▶ [GOAL]:
Without the pictures, write out all the lines below exactly as they appear.
***
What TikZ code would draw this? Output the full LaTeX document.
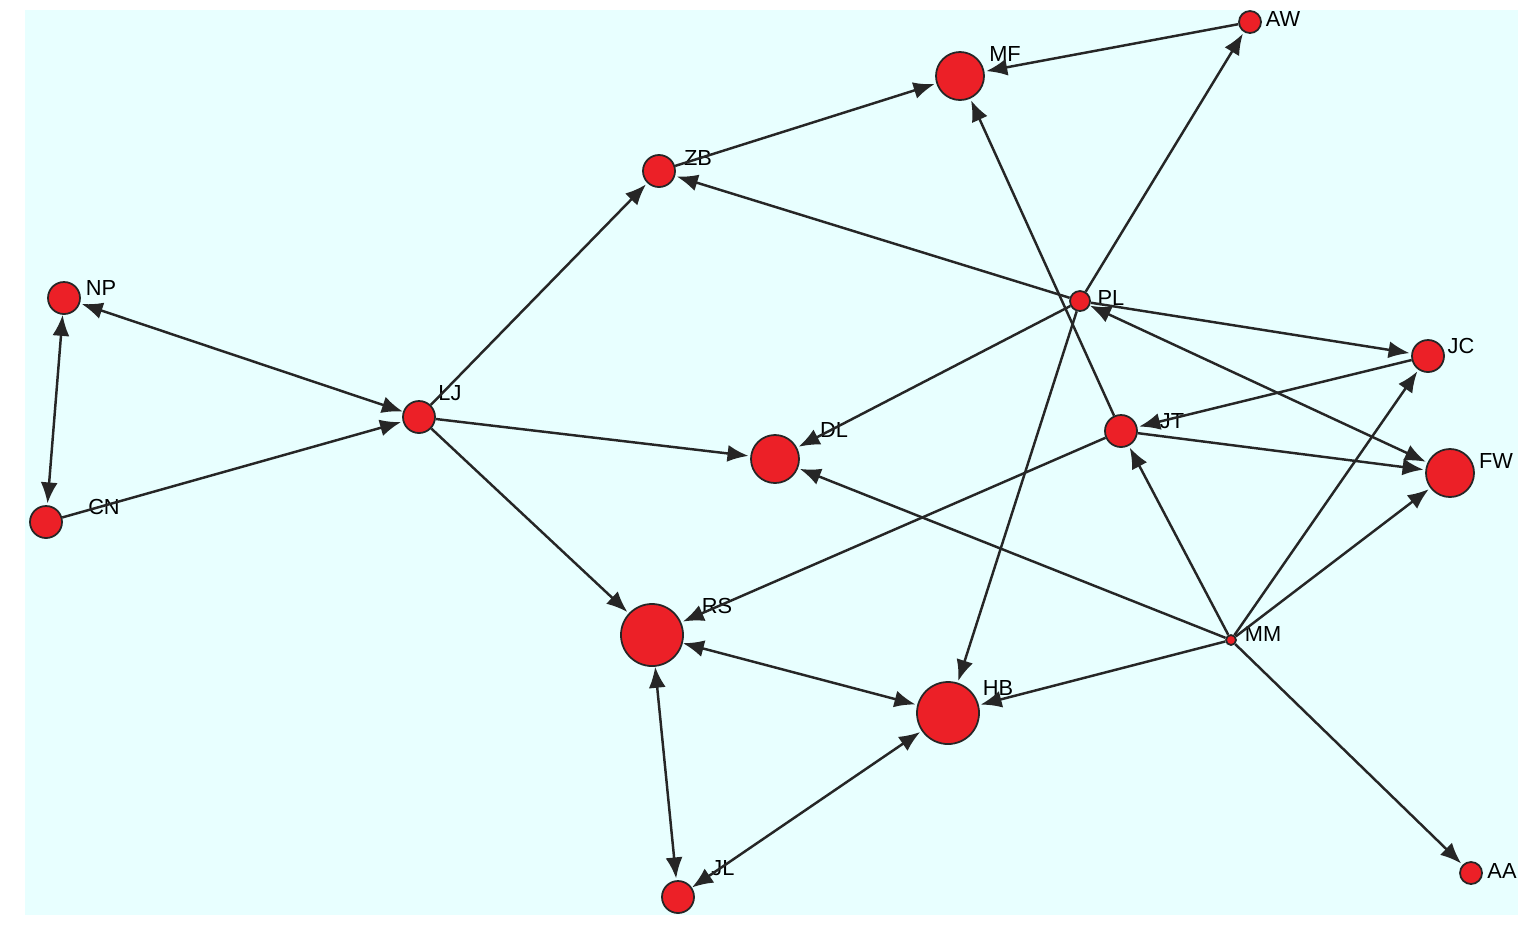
\documentclass[tikz,border=0pt]{standalone}
\usepackage{fontspec}
\setmainfont{Liberation Sans}
\usetikzlibrary{arrows.meta}
\definecolor{bgcyan}{RGB}{232,255,255}
\definecolor{vred}{RGB}{236,32,39}

\begin{document}
\begin{tikzpicture}[x=0.01cm,y=-0.01cm,% styles for all vertices and links
      vert/.style={circle,draw=black!85,fill=vred,line width=0.5pt,inner sep=0pt},
      lbl/.style={font=\fontsize{6.2}{7}\selectfont,inner sep=0pt},
      both/.style={{Latex[length=2.1mm,width=1.7mm]}-{Latex[length=2.1mm,width=1.7mm]}},
      every edge/.style={draw,line width=0.7pt,black!85,-{Latex[length=2.1mm,width=1.7mm]},shorten >=0.5pt}
    ]
    \fill[bgcyan] (25,10) rectangle (1518,915);
    \useasboundingbox (0,0) rectangle (1536,932);
    % vertices
    \node[vert,minimum size=0.48cm](MF) at (960,76) {};
    \node[vert,minimum size=0.22cm](AW) at (1250,22) {};
    \node[vert,minimum size=0.32cm](ZB) at (659,171) {};
    \node[vert,minimum size=0.32cm](NP) at (64,298) {};
    \node[vert,minimum size=0.32cm](LJ) at (419,417) {};
    \node[vert,minimum size=0.32cm](CN) at (46,522) {};
    \node[vert,minimum size=0.48cm](DL) at (775,459) {};
    \node[vert,minimum size=0.20cm](PL) at (1080,301) {};
    \node[vert,minimum size=0.32cm](JC) at (1428,356) {};
    \node[vert,minimum size=0.32cm](JT) at (1121,431) {};
    \node[vert,minimum size=0.48cm](FW) at (1450,473) {};
    \node[vert,minimum size=0.62cm](RS) at (652,635) {};
    \node[vert,minimum size=0.10cm](MM) at (1231,640) {};
    \node[vert,minimum size=0.62cm](HB) at (948,713) {};
    \node[vert,minimum size=0.32cm](JL) at (678,897) {};
    \node[vert,minimum size=0.22cm](AA) at (1471,873) {};
    % labels
    \node[lbl](MF-l) at (1005,54) {MF};
    \node[lbl](AW-l) at (1283,19) {AW};
    \node[lbl](ZB-l) at (698,158) {ZB};
    \node[lbl](NP-l) at (101,288) {NP};
    \node[lbl](LJ-l) at (450,393) {LJ};
    \node[lbl](CN-l) at (104,507) {CN};
    \node[lbl](DL-l) at (834,430) {DL};
    \node[lbl](PL-l) at (1111,298) {PL};
    \node[lbl](JC-l) at (1461,346) {JC};
    \node[lbl](JT-l) at (1172,421) {JT};
    \node[lbl](FW-l) at (1496,461) {FW};
    \node[lbl](RS-l) at (717,606) {RS};
    \node[lbl](MM-l) at (1263,634) {MM};
    \node[lbl](HB-l) at (998,688) {HB};
    \node[lbl](JL-l) at (723,868) {JL};
    \node[lbl](AA-l) at (1502,871) {AA};
    % links
    \path
    (AW) edge (MF)
    (ZB) edge (MF)
    (PL) edge (ZB)
    (PL) edge (AW)
    (PL) edge (JC)
    (PL) edge (DL)
    (PL) edge (HB)
    (PL) edge[both] (FW)
    (JT) edge (MF)
    (JC) edge (JT)
    (JT) edge (FW)
    (JT) edge (RS)
    (MM) edge (JT)
    (MM) edge (JC)
    (MM) edge (FW)
    (MM) edge (DL)
    (MM) edge (HB)
    (MM) edge (AA)
    (LJ) edge (ZB)
    (LJ) edge[both] (NP)
    (NP) edge[both] (CN)
    (CN) edge (LJ)
    (LJ) edge (DL)
    (LJ) edge (RS)
    (RS) edge[both] (HB)
    (RS) edge[both] (JL)
    (JL) edge[both] (HB)
    ;
  \end{tikzpicture}
\end{document}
***
▶ [ANSWER]:
What TikZ code would draw this? Output the full LaTeX document.
\documentclass[tikz,border=0pt]{standalone}
\usepackage{fontspec}
\setmainfont{Liberation Sans}
\usetikzlibrary{arrows.meta}
\definecolor{bgcyan}{RGB}{232,255,255}
\definecolor{vred}{RGB}{236,32,39}

\begin{document}
\begin{tikzpicture}[x=0.01cm,y=-0.01cm,% styles for all vertices and links
      vert/.style={circle,draw=black!85,fill=vred,line width=0.5pt,inner sep=0pt},
      lbl/.style={font=\fontsize{6.2}{7}\selectfont,inner sep=0pt},
      both/.style={{Latex[length=2.1mm,width=1.7mm]}-{Latex[length=2.1mm,width=1.7mm]}},
      every edge/.style={draw,line width=0.7pt,black!85,-{Latex[length=2.1mm,width=1.7mm]},shorten >=0.5pt}
    ]
    \fill[bgcyan] (25,10) rectangle (1518,915);
    \useasboundingbox (0,0) rectangle (1536,932);
    % vertices
    \node[vert,minimum size=0.48cm](MF) at (960,76) {};
    \node[vert,minimum size=0.22cm](AW) at (1250,22) {};
    \node[vert,minimum size=0.32cm](ZB) at (659,171) {};
    \node[vert,minimum size=0.32cm](NP) at (64,298) {};
    \node[vert,minimum size=0.32cm](LJ) at (419,417) {};
    \node[vert,minimum size=0.32cm](CN) at (46,522) {};
    \node[vert,minimum size=0.48cm](DL) at (775,459) {};
    \node[vert,minimum size=0.20cm](PL) at (1080,301) {};
    \node[vert,minimum size=0.32cm](JC) at (1428,356) {};
    \node[vert,minimum size=0.32cm](JT) at (1121,431) {};
    \node[vert,minimum size=0.48cm](FW) at (1450,473) {};
    \node[vert,minimum size=0.62cm](RS) at (652,635) {};
    \node[vert,minimum size=0.10cm](MM) at (1231,640) {};
    \node[vert,minimum size=0.62cm](HB) at (948,713) {};
    \node[vert,minimum size=0.32cm](JL) at (678,897) {};
    \node[vert,minimum size=0.22cm](AA) at (1471,873) {};
    % labels
    \node[lbl](MF-l) at (1005,54) {MF};
    \node[lbl](AW-l) at (1283,19) {AW};
    \node[lbl](ZB-l) at (698,158) {ZB};
    \node[lbl](NP-l) at (101,288) {NP};
    \node[lbl](LJ-l) at (450,393) {LJ};
    \node[lbl](CN-l) at (104,507) {CN};
    \node[lbl](DL-l) at (834,430) {DL};
    \node[lbl](PL-l) at (1111,298) {PL};
    \node[lbl](JC-l) at (1461,346) {JC};
    \node[lbl](JT-l) at (1172,421) {JT};
    \node[lbl](FW-l) at (1496,461) {FW};
    \node[lbl](RS-l) at (717,606) {RS};
    \node[lbl](MM-l) at (1263,634) {MM};
    \node[lbl](HB-l) at (998,688) {HB};
    \node[lbl](JL-l) at (723,868) {JL};
    \node[lbl](AA-l) at (1502,871) {AA};
    % links
    \path
    (AW) edge (MF)
    (ZB) edge (MF)
    (PL) edge (ZB)
    (PL) edge (AW)
    (PL) edge (JC)
    (PL) edge (DL)
    (PL) edge (HB)
    (PL) edge[both] (FW)
    (JT) edge (MF)
    (JC) edge (JT)
    (JT) edge (FW)
    (JT) edge (RS)
    (MM) edge (JT)
    (MM) edge (JC)
    (MM) edge (FW)
    (MM) edge (DL)
    (MM) edge (HB)
    (MM) edge (AA)
    (LJ) edge (ZB)
    (LJ) edge[both] (NP)
    (NP) edge[both] (CN)
    (CN) edge (LJ)
    (LJ) edge (DL)
    (LJ) edge (RS)
    (RS) edge[both] (HB)
    (RS) edge[both] (JL)
    (JL) edge[both] (HB)
    ;
  \end{tikzpicture}
\end{document}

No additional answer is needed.